"Gold surged over $4,000/oz, up 50% this year, driven by investor fears over government debt, a weaker dollar, a buying spree by China's central bank, and concerns the AI stock boom may collapse. With the U.S. shutdown set to continue, investor uncertainty is likely to push the price higher still. Gold broke a new record yesterday, cresting at over $4,000 per troy ounce. It was sitting at $4,055.30 this morning on Comex's continuous contract index. It's up more than 50% for the year."
"At first glance, this makes no sense. Gold is traditionally a safe-haven asset that investors run to when times get tough. But U.S. GDP growth is robust, unemployment is low, and the S&P 500 is posting daily record highs. All of that looks like the best of times, not the worst of times. So why is gold going through the roof? Several factors are pushing the price higher:"

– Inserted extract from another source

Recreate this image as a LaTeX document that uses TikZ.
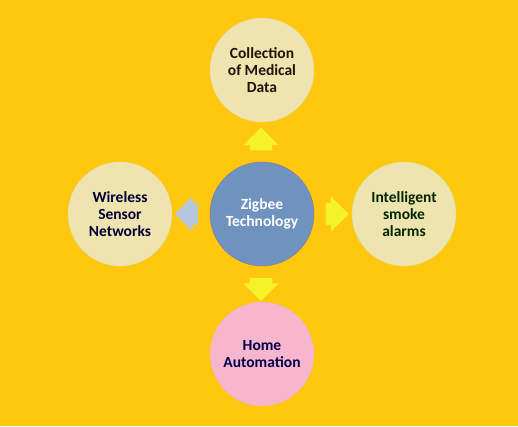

Gold has risen above $4,000 per ounce and is up over 50% year-to-date because multiple macro and market dynamics are boosting demand. High government debt levels in the U.S., U.K., Europe, and Japan have reduced confidence in bonds and shifted some investors into gold. The U.S. government shutdown has amplified political and dollar risk, increasing safe-haven demand. The People's Bank of China has been consistently buying gold to diversify reserves away from the U.S. dollar. Fears of an AI-driven stock bubble and a weaker dollar have also pushed investors toward gold, suggesting further upside risk amid uncertainty.